Apache: Moving from prefork to worker
In this post I look at the results of moving our Apache from mpm-prefork to mpm-worker for Python based web-apps in an attempt to reduce memory usage.
Differences between MPM Versions
So what are the differences between Apache MPM ("multi-processing module") types?
MPM Prefork doesn't use threads and instead spawns child processes to serve requests. MPM Worker on the other hand uses multi-threaded processes where each child process utilises a number of threads:
By using threads to serve requests, it is able to serve a large number of requests with less system resources than a process-based server. Yet it retains much of the stability of a process-based server by keeping multiple processes available, each with many threads.
—Apache 2 Documentation
Something to bear in mind is that you probably won't want to switch to worker if you are using PHP unless you are ok with using PHP as FastCGI and even then the PHP manual doesn't recommend using MPM worker.

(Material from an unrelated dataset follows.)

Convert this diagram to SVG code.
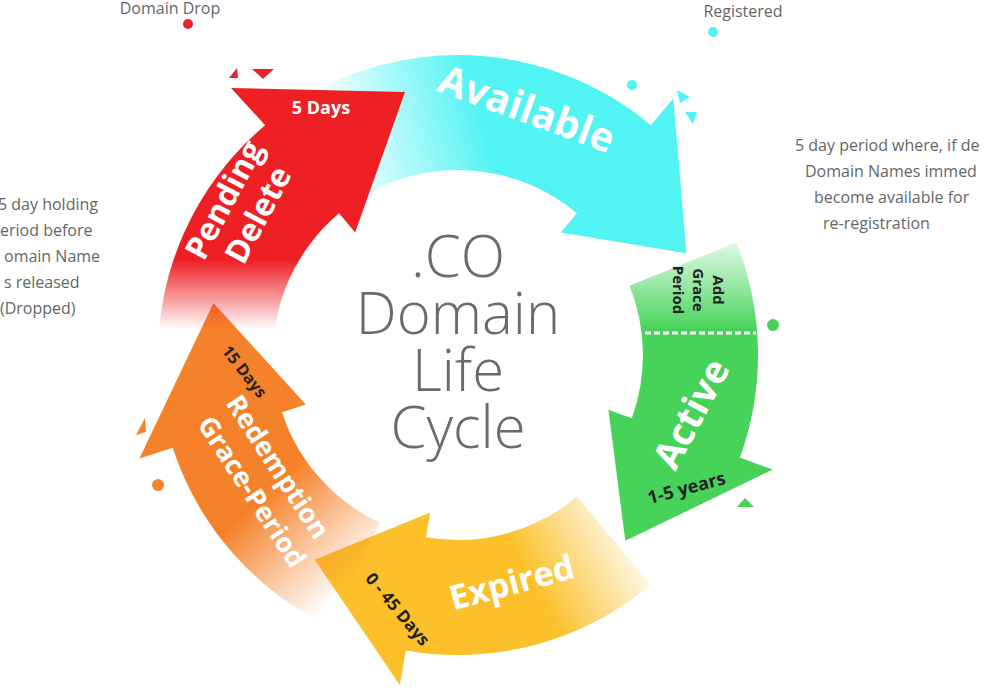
<svg xmlns="http://www.w3.org/2000/svg" width="999" height="699" viewBox="0 0 999 699">
<style>
.lbl{font-family:"Open Sans","DejaVu Sans",sans-serif;font-weight:700;fill:#fff;text-anchor:middle}
.dur{font-family:"Open Sans","DejaVu Sans",sans-serif;font-weight:700;fill:#222;text-anchor:middle}
.note{font-family:"Open Sans","DejaVu Sans",sans-serif;font-size:16px;fill:#666}
.title{font-family:"Open Sans","DejaVu Sans",sans-serif;font-weight:300;font-size:58px;fill:#6a6a6a;text-anchor:middle}
</style>
<defs>
<linearGradient id="gC" gradientUnits="userSpaceOnUse" x1="330" y1="150" x2="480" y2="110"><stop offset="0" stop-color="#52f3f3" stop-opacity="0"/><stop offset="1" stop-color="#52f3f3"/></linearGradient>
<linearGradient id="gG" gradientUnits="userSpaceOnUse" x1="0" y1="235" x2="0" y2="330"><stop offset="0" stop-color="#4cd964" stop-opacity="0.1"/><stop offset="1" stop-color="#47d35a"/></linearGradient>
<linearGradient id="gY" gradientUnits="userSpaceOnUse" x1="645" y1="545" x2="540" y2="600"><stop offset="0" stop-color="#fbc02a" stop-opacity="0"/><stop offset="1" stop-color="#fbc02a"/></linearGradient>
<linearGradient id="gO" gradientUnits="userSpaceOnUse" x1="345" y1="590" x2="260" y2="500"><stop offset="0" stop-color="#f5822a" stop-opacity="0"/><stop offset="1" stop-color="#f5822a"/></linearGradient>
<linearGradient id="gR" gradientUnits="userSpaceOnUse" x1="0" y1="330" x2="0" y2="260"><stop offset="0" stop-color="#ee2024" stop-opacity="0"/><stop offset="1" stop-color="#ee2024"/></linearGradient>
</defs>
<rect width="999" height="699" fill="#fff"/>

<g id="available">
<path d="M285.9 109.2 A300 300 0 0 1 650.8 125.2 L673.3 98.4 L686.4 253.3 L560.8 232.4 L576.9 213.3 A185 185 0 0 0 351.9 203.4 Z" fill="url(#gC)"/>
<text class="lbl" font-size="40" transform="translate(522,122) rotate(20)">Available</text>
</g>
<g id="active">
<path d="M736.2 242.6 A300 300 0 0 1 739.9 457.6 L772.8 469.6 L625.3 540.8 L608.4 409.7 L631.8 418.3 A185 185 0 0 0 629.5 285.7 Z" fill="url(#gG)"/>
<line x1="645" y1="333" x2="756" y2="333" stroke="#fff" stroke-width="3" stroke-dasharray="6,3"/>
<text class="dur" font-size="15" font-weight="600" transform="translate(713,290) rotate(90)">Add</text>
<text class="dur" font-size="15" font-weight="600" transform="translate(693,290) rotate(90)">Grace</text>
<text class="dur" font-size="15" font-weight="600" transform="translate(673,290) rotate(90)">Period</text>
<text class="lbl" font-size="38" transform="translate(703,420) rotate(-62)">Active</text>
<text class="dur" font-size="18" transform="translate(688,494) rotate(-15)">1-5 years</text>
</g>
<g id="expired">
<path d="M650.8 584.8 A300 300 0 0 1 405.9 650.4 L399.8 684.9 L314.6 559.8 L430.2 512.6 L425.9 537.2 A185 185 0 0 0 576.9 496.7 Z" fill="url(#gY)"/>
<text class="lbl" font-size="34" transform="translate(515,594) rotate(-15)">Expired</text>
<text class="dur" font-size="17" transform="translate(393,613) rotate(50)">0 - 45 Days</text>
</g>
<g id="redemption">
<path d="M331.2 626.9 A300 300 0 0 1 172.7 447.7 L139.4 458.5 L213.5 303 L305.8 404.4 L282 412.2 A185 185 0 0 0 379.8 522.7 Z" fill="url(#gO)"/>
<text class="dur" font-size="16" transform="translate(240,375) rotate(52)">15 Days</text>
<text class="lbl" font-size="27" transform="translate(270,472) rotate(57)">Redemption</text>
<text class="lbl" font-size="27" transform="translate(244,497) rotate(57)">Grace-Period</text>
</g>
<g id="pending">
<path d="M158.2 365.5 A300 300 0 0 1 265.2 125.2 L231 88 L405 92 L355.2 232.4 L339.1 213.3 A185 185 0 0 0 273.1 361.5 Z" fill="url(#gR)"/>
<text class="lbl" font-size="18" x="321" y="114">5 Days</text>
<text class="lbl" font-size="32" transform="translate(234,205) rotate(-62)">Pending</text>
<text class="lbl" font-size="32" transform="translate(268,220) rotate(-62)">Delete</text>
</g>

<g id="title">
<text class="title" x="458" y="277">.CO</text>
<text class="title" x="458" y="334">Domain</text>
<text class="title" x="458" y="391">Life</text>
<text class="title" x="458" y="448">Cycle</text>
</g>

<g id="notes">
<text class="note" x="170" y="14" text-anchor="middle">Domain Drop</text>
<text class="note" x="743" y="17" text-anchor="middle">Registered</text>
<text class="note" x="795" y="151">5 day period where, if de</text>
<text class="note" x="805" y="177">Domain Names immed</text>
<text class="note" x="814" y="203">become available for</text>
<text class="note" x="823" y="229">re-registration</text>
<text class="note" x="-2" y="210">5 day holding</text>
<text class="note" x="0" y="236">eriod before</text>
<text class="note" x="4" y="262">omain Name</text>
<text class="note" x="4" y="288">s released</text>
<text class="note" x="0" y="314">(Dropped)</text>
</g>

<g id="decor">
<circle cx="188" cy="24" r="5" fill="#e8232a"/>
<path d="M229 78 L237 68 L238 78 Z" fill="#e8232a"/>
<path d="M252 69 L274 69 L263 79 Z" fill="#e8232a"/>
<circle cx="713" cy="32" r="5" fill="#52f3f3"/>
<circle cx="632" cy="85" r="5" fill="#52f3f3"/>
<path d="M677 90 L690 97 L680 103 Z" fill="#52f3f3"/>
<path d="M685 112 L697 112 L693 124 Z" fill="#52f3f3"/>
<circle cx="773" cy="325" r="6" fill="#47d35a"/>
<path d="M737 507 L745 498 L754 507 Z" fill="#47d35a"/>
<path d="M136 435 L145 418 L146 432 Z" fill="#f5822a"/>
<circle cx="158" cy="485" r="6" fill="#f5822a"/>
</g>
</svg>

For us that means we are now running our PHP apps using prefork and mod_php on a box dedicated to running PHP. This is better in a lot of ways because it means we can tune Apache for each specific application rather than running a mixture of PHP and Python apps on the same hardware.
Converting to mpm-worker
Actually carrying out the conversion on an Ubuntu box is as simple as running
sudo apt-get install apache2-mpm-worker
That will remove prefork if you have it installed and will install worker in its place and trigger a restart. That's all there is to it. (Though of course YMMV)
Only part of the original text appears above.